Asked by  | 21st Mar, 2009, 11:26: AM

Expert Answer:

Beta decay occurs when the atomic nucleus has an "imbalance" between the number of protons and neutrons required for optimal stability. If there are too many protons, there is excess positive charge, and the nucleus attempts to attain greater stability by either emitting a positron through beta plus decay or capturing an orbiting electron and combining this with a proton, thereby neutralizing it and creating a neutron. When there is a deficiency of protons (i.e., not enough positive charge), the nucleus can gain greater stability by emitting an electron via beta minus decay, thereby converting a neutron into a proton. Initial investigations suggested that beta decay violated the laws of conservation of energy and momentum because the emitted beta particles do not always come out with a discrete energy and momentum, as is the case with alpha and gamma emission.
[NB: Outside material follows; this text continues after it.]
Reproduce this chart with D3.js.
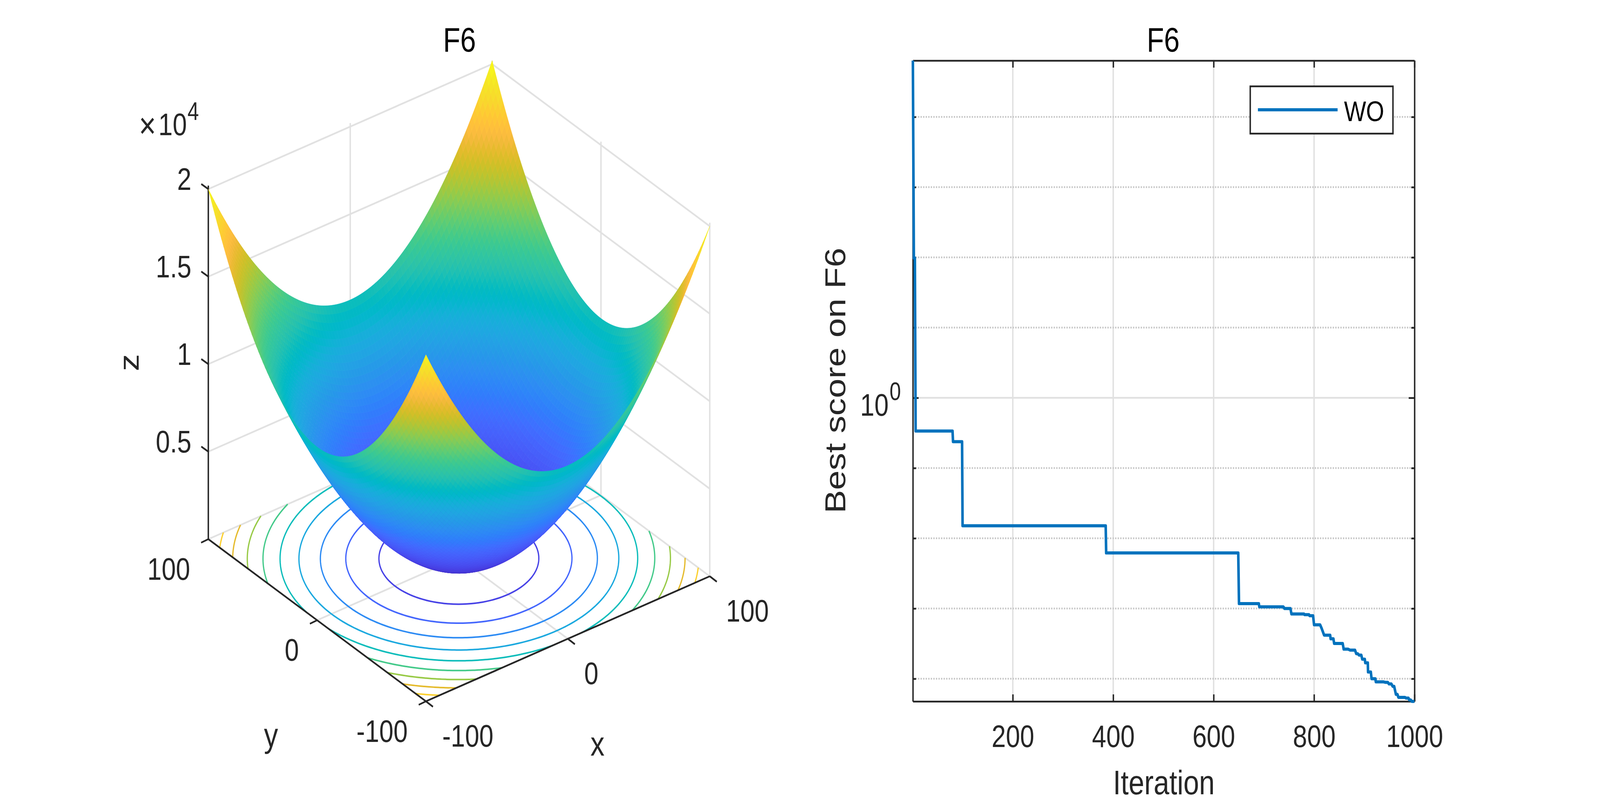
<!DOCTYPE html>
<html>
<head>
<meta charset="utf-8">
<script src="https://cdn.jsdelivr.net/npm/d3@7"></script>
<style>
  html, body { margin: 0; background: #fff; overflow: hidden; }
  #chart { display: block; width: 100vw; height: 100vh; }
  text { font-family: "Liberation Sans", Arial, sans-serif; fill: #262626; }
  .domain { stroke: #262626; stroke-width: 4.5; }
  .tick line { stroke: #262626; stroke-width: 4.5; }
</style>
</head>
<body>
<svg id="chart" viewBox="0 0 5000 2063" preserveAspectRatio="none"></svg>
<script>

// ---- left panel: surface data ----
var gridX = [-100,-98,-96,-94,-92,-90,-88,-86,-84,-82,-80,-78,-76,-74,-72,-70,-68,-66,-64,-62,-60,-58,-56,-54,-52,-50,-48,-46,-44,-42,-40,-38,-36,-34,-32,-30,-28,-26,-24,-22,-20,-18,-16,-14,-12,-10,-8,-6,-4,-2,0,2,4,6,8,10,12,14,16,18,20,22,24,26,28,30,32,34,36,38,40,42,44,46,48,50,52,54,56,58,60,62,64,66,68,70,72,74,76,78,80,82,84,86,88,90,92,94,96,98,100];

// height contributed by one coordinate, F6 is the sum of the two
var axisHeight = [9900.25,9506.25,9120.25,8742.25,8372.25,8010.25,7656.25,7310.25,6972.25,6642.25,6320.25,6006.25,5700.25,5402.25,5112.25,4830.25,4556.25,4290.25,4032.25,3782.25,3540.25,3306.25,3080.25,2862.25,2652.25,2450.25,2256.25,2070.25,1892.25,1722.25,1560.25,1406.25,1260.25,1122.25,992.25,870.25,756.25,650.25,552.25,462.25,380.25,306.25,240.25,182.25,132.25,90.25,56.25,30.25,12.25,2.25,0.25,6.25,20.25,42.25,72.25,110.25,156.25,210.25,272.25,342.25,420.25,506.25,600.25,702.25,812.25,930.25,1056.25,1190.25,1332.25,1482.25,1640.25,1806.25,1980.25,2162.25,2352.25,2550.25,2756.25,2970.25,3192.25,3422.25,3660.25,3906.25,4160.25,4422.25,4692.25,4970.25,5256.25,5550.25,5852.25,6162.25,6480.25,6806.25,7140.25,7482.25,7832.25,8190.25,8556.25,8930.25,9312.25,9702.25,10100.25];

var contourLevels = [2000,4000,6000,8000,10000,12000,14000,16000,18000];
var xyTicks = [-100,0,100];
var zTicks = [5000,10000,15000,20000];
var zTickLabels = ["0.5","1","1.5","2"];
var zMax = 20200.5;

var parula = ["#3e26a8","#402ab4","#422ec0","#4332cb","#4537d5","#463cde","#4741e5","#4747eb","#484df0","#4852f4","#4758f8","#465efa","#4563fd","#4269fe","#3e6fff","#3875fe","#327bfc","#2f81fa","#2d87f7","#2d8cf3","#2b91ef","#2796eb","#259be7","#23a0e5","#20a5e2","#1ca9df","#18addb","#12b1d6","#08b5d0","#01b8ca","#02bac3","#0bbdbc","#19bfb6","#24c1ae","#2cc3a7","#31c69f","#37c897","#3fca8e","#4acb84","#57cc7a","#64cd6f","#72cc64","#81cc59","#8fcb4e","#9dc942","#abc739","#b9c431","#c5c22a","#d1bf27","#dcbd29","#e6bb2d","#efba36","#f8ba3d","#febe3c","#fec338","#fec933","#fccf30","#f9d72d","#f7dd2a","#f5e227","#f5e924","#f5ef20","#f7f51b","#f9fb15"];

// ---- right panel: convergence curve ----
var iterations = [1,3,5,6.5,80,81,99,100,385,386,649,650.5,690,691,739,741,753,755,780,781,790,791,798,800,812,815,820,832,833,838.5,840,857,859,868,871.5,881.5,884,887,889.5,894,896,901,902,907,907.5,913,914.5,922,923,938.5,942.5,947,949,954,956.5,959.5,963,966,968,981,983,988,989.5,992.5,994.5,1000];
var scoreLog10 = [4.803,1.99,1.99,-0.473,-0.473,-0.625,-0.625,-1.822,-1.822,-2.209,-2.209,-2.93,-2.93,-2.977,-2.977,-3.0,-3.0,-3.078,-3.078,-3.088,-3.088,-3.103,-3.103,-3.232,-3.232,-3.282,-3.379,-3.379,-3.431,-3.431,-3.498,-3.498,-3.579,-3.579,-3.592,-3.592,-3.644,-3.644,-3.663,-3.663,-3.722,-3.722,-3.774,-3.774,-3.904,-3.904,-4.0,-4.0,-4.045,-4.045,-4.052,-4.052,-4.074,-4.074,-4.108,-4.108,-4.223,-4.223,-4.265,-4.265,-4.275,-4.275,-4.302,-4.302,-4.323,-4.323];
var iterTicks = [200,400,600,800,1000];
var decadeTicks = [-4,-3,-2,-1,0,1,2,3,4];

var svg = d3.select("#chart");
var gridColor = "#e1e1e1";
var axisColor = "#262626";

drawSurfacePanel();
drawCurvePanel();


function drawSurfacePanel(){
  var front = {x: 1331, y: 1795};
  var right = {x: 2218, y: 1475};
  var left = {x: 651, y: 1380};

  var sxOfX = d3.scaleLinear([-100,100],[0,right.x-front.x]);
  var syOfX = d3.scaleLinear([-100,100],[0,right.y-front.y]);
  var sxOfY = d3.scaleLinear([-100,100],[0,left.x-front.x]);
  var syOfY = d3.scaleLinear([-100,100],[0,left.y-front.y]);
  var zPx = d3.scaleLinear([0,20000],[0,896]);

  function project(x,y,z){
    return [front.x+sxOfX(x)+sxOfY(y), front.y+syOfX(x)+syOfY(y)-zPx(z)];
  }

  var color = d3.scaleLinear()
    .domain(parula.map(function(c,i){ return i/(parula.length-1)*zMax; }))
    .range(parula);

  var line = d3.line();
  var g = svg.append("g");

  // back walls + floor grid
  var gridPaths = [];
  [0].concat(zTicks).forEach(function(z){
    gridPaths.push([project(-100,100,z),project(100,100,z),project(100,-100,z)]);
  });
  xyTicks.slice(1).forEach(function(x){
    gridPaths.push([project(x,100,0),project(x,100,zMax)]);
  });
  xyTicks.slice(0,2).forEach(function(y){
    gridPaths.push([project(100,y,0),project(100,y,zMax)]);
  });
  gridPaths.push([project(0,-100,0),project(0,100,0)]);
  gridPaths.push([project(-100,0,0),project(100,0,0)]);

  g.append("g").selectAll("path").data(gridPaths).enter().append("path")
    .attr("d",line).attr("fill","none")
    .attr("stroke",gridColor).attr("stroke-width",4.5);

  // floor contours
  var n = gridX.length;
  var values = [];
  for(var j=0;j<n;j++){
    for(var i=0;i<n;i++){
      values.push(axisHeight[i]+axisHeight[j]);
    }
  }
  var contours = d3.contours().size([n,n]).thresholds(contourLevels)(values);
  var step = gridX[1]-gridX[0];

  var ringLine = d3.line()
    .defined(function(p){ return p[0]>0 && p[0]<n && p[1]>0 && p[1]<n; })
    .x(function(p){ return project(gridX[0]+(p[0]-0.5)*step,gridX[0]+(p[1]-0.5)*step,0)[0]; })
    .y(function(p){ return project(gridX[0]+(p[0]-0.5)*step,gridX[0]+(p[1]-0.5)*step,0)[1]; });

  g.append("g").selectAll("path").data(contours).enter().append("path")
    .attr("d",function(c){
      return c.coordinates.map(function(poly){
        return poly.map(function(ring){ return ringLine(ring); }).join("");
      }).join("");
    })
    .attr("fill","none")
    .attr("stroke",function(c){ return color(c.value); })
    .attr("stroke-width",4);

  // axis lines and ticks
  var axisPaths = [
    [project(-100,100,0),project(-100,100,zMax)],
    [project(-100,100,0),project(-100,-100,0),project(100,-100,0)]
  ];
  var yTickDir = [-22.5,9], xTickDir = [22,14], zTickDir = [-22,-13];
  xyTicks.forEach(function(v){
    var a = project(v,-100,0);
    axisPaths.push([a,[a[0]+xTickDir[0],a[1]+xTickDir[1]]]);
    var b = project(-100,v,0);
    axisPaths.push([b,[b[0]+yTickDir[0],b[1]+yTickDir[1]]]);
  });
  zTicks.forEach(function(z){
    var a = project(-100,100,z);
    axisPaths.push([a,[a[0]+zTickDir[0],a[1]+zTickDir[1]]]);
  });
  g.append("g").selectAll("path").data(axisPaths).enter().append("path")
    .attr("d",line).attr("fill","none")
    .attr("stroke",axisColor).attr("stroke-width",4.5);

  // surface, far quads first
  var quads = [];
  for(var a=0;a<n-1;a++){
    for(var b=0;b<n-1;b++){
      var zs = [axisHeight[a]+axisHeight[b],axisHeight[a+1]+axisHeight[b],axisHeight[a+1]+axisHeight[b+1],axisHeight[a]+axisHeight[b+1]];
      var zm = d3.mean(zs);
      var xm = (gridX[a]+gridX[a+1])/2, ym = (gridX[b]+gridX[b+1])/2;
      quads.push({
        pts: [project(gridX[a],gridX[b],zs[0]),project(gridX[a+1],gridX[b],zs[1]),project(gridX[a+1],gridX[b+1],zs[2]),project(gridX[a],gridX[b+1],zs[3])],
        z: zm,
        near: -0.527*xm-0.687*ym+0.5*zm/100
      });
    }
  }
  quads.sort(function(p,q){ return d3.ascending(p.near,q.near); });

  g.append("g").selectAll("path").data(quads).enter().append("path")
    .attr("d",function(q){ return line(q.pts)+"Z"; })
    .attr("fill",function(q){ return color(q.z); })
    .attr("stroke",function(q){ return color(q.z); })
    .attr("stroke-width",0.8);

  // labels
  var fs = 80;
  g.selectAll(".xl").data(xyTicks).enter().append("text")
    .attr("x",function(v){ return project(v,-100,0)[0]+51; })
    .attr("y",function(v){ return project(v,-100,0)[1]+116; })
    .attr("font-size",fs).text(function(v){ return v; });
  g.selectAll(".yl").data(xyTicks).enter().append("text")
    .attr("x",function(v){ return project(-100,v,0)[0]-57; })
    .attr("y",function(v){ return project(-100,v,0)[1]+104; })
    .attr("text-anchor","end")
    .attr("font-size",fs).text(function(v){ return v; });
  g.selectAll(".zl").data(zTicks).enter().append("text")
    .attr("x",function(v){ return project(-100,100,v)[0]-53; })
    .attr("y",function(v){ return project(-100,100,v)[1]+2.5; })
    .attr("text-anchor","end")
    .attr("font-size",fs).text(function(v,i){ return zTickLabels[i]; });

  // exponent
  g.append("text").attr("x",434).attr("y",353).attr("font-size",92).text("\u00d7");
  g.append("text").attr("x",495).attr("y",346).attr("font-size",fs).text("10");
  g.append("text").attr("x",586).attr("y",307).attr("font-size",64).text("4");

  g.append("text").attr("x",1867).attr("y",1934).attr("text-anchor","middle").attr("font-size",88).text("x");
  g.append("text").attr("x",847).attr("y",1912).attr("text-anchor","middle").attr("font-size",88).text("y");
  g.append("text").attr("transform","translate(433,928) rotate(-90)").attr("text-anchor","middle").attr("font-size",88).text("z");
  g.append("text").attr("x",1436).attr("y",132).attr("text-anchor","middle").attr("font-size",88).style("fill","#000").text("F6");
}


function drawCurvePanel(){
  var box = {left: 2852.7, right: 4420.3, top: 155, bottom: 1795.3};

  var x = d3.scaleLinear([1,1000],[box.left,box.right]);
  var y = d3.scaleLog([Math.pow(10,-4.323),Math.pow(10,4.803)],[box.bottom,box.top]);

  var g = svg.append("g");

  // grid
  g.append("g").selectAll("line").data(iterTicks.slice(0,4)).enter().append("line")
    .attr("x1",x).attr("x2",x).attr("y1",box.top).attr("y2",box.bottom)
    .attr("stroke",gridColor).attr("stroke-width",4.5);
  g.append("g").selectAll("line").data(decadeTicks).enter().append("line")
    .attr("x1",box.left).attr("x2",box.right)
    .attr("y1",function(d){ return y(Math.pow(10,d)); })
    .attr("y2",function(d){ return y(Math.pow(10,d)); })
    .attr("stroke",function(d){ return d==0 ? gridColor : "#c6c6c6"; })
    .attr("stroke-width",4.5)
    .attr("stroke-dasharray",function(d){ return d==0 ? null : "4 4"; });

  // box and ticks
  var decadeValues = decadeTicks.map(function(d){ return Math.pow(10,d); });

  g.append("g").attr("transform","translate(0,"+box.bottom+")")
    .call(d3.axisBottom(x).tickValues(iterTicks).tickFormat(d3.format("d")).tickSizeInner(-18).tickSizeOuter(0).tickPadding(60))
    .call(tidyAxis)
    .selectAll("text").attr("font-size",80).style("fill","#262626");
  g.append("g").attr("transform","translate(0,"+box.top+")")
    .call(d3.axisTop(x).tickValues(iterTicks).tickSizeInner(-18).tickSizeOuter(0).tickFormat(""))
    .call(tidyAxis);
  [[d3.axisLeft,box.left],[d3.axisRight,box.right]].forEach(function(a){
    g.append("g").attr("transform","translate("+a[1]+",0)")
      .call(a[0](y).tickValues(decadeValues).tickSizeInner(-10).tickSizeOuter(0).tickFormat(""))
      .call(tidyAxis)
      .selectAll(".tick line")
      .filter(function(d){ return d==1; })
      .attr("x2",a[0]==d3.axisLeft ? 18 : -18);
  });

  // only 10^0 gets a label on this axis
  g.append("text").attr("x",2688).attr("y",y(1)+46).attr("font-size",80).text("10");
  g.append("text").attr("x",2780).attr("y",y(1)+6).attr("font-size",64).text("0");

  // curve
  var curve = d3.line()
    .x(function(d,i){ return x(d); })
    .y(function(d,i){ return y(Math.pow(10,scoreLog10[i])); });
  g.append("path").attr("d",curve(iterations))
    .attr("fill","none").attr("stroke","#0072bd").attr("stroke-width",8)
    .attr("stroke-linejoin","round");

  // legend
  g.append("rect").attr("x",3907).attr("y",221).attr("width",446).attr("height",121)
    .attr("fill","#fff").attr("stroke",axisColor).attr("stroke-width",4.5);
  g.append("line").attr("x1",3931).attr("x2",4180).attr("y1",281).attr("y2",281)
    .attr("stroke","#0072bd").attr("stroke-width",8);
  g.append("text").attr("x",4200).attr("y",310).attr("font-size",73).style("fill","#000").text("WO");

  // labels
  g.append("text").attr("x",3635).attr("y",132).attr("text-anchor","middle").attr("font-size",88).style("fill","#000").text("F6");
  g.append("text").attr("x",3637).attr("y",2033).attr("text-anchor","middle").attr("font-size",88).text("Iteration");
  g.append("text").attr("transform","translate(2642,974) rotate(-90)").attr("text-anchor","middle").attr("font-size",90).text("Best score on F6");
}

function tidyAxis(sel){
  sel.attr("font-family",null).attr("font-size",null);
  sel.select(".domain").attr("fill","none");
}

</script>
</body>
</html>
Rather than abandon these cherished laws of nature, physicists proposed that another undetected particle accompanies emission of the beta particle to conserve energy and momentum. The hypothetical particle would carry the energy and momentum that was "missing" from the ejected electron. Years after the proposal, these so-called neutrinos were detected, just as predicted by the laws of conservation of energy and momentum. In keeping with another law of physics (the law of conservation of lepton number), beta minus decay involves the emission of an antineutrino, whereas beta plus decay involves the emission of an ordinary neutrino.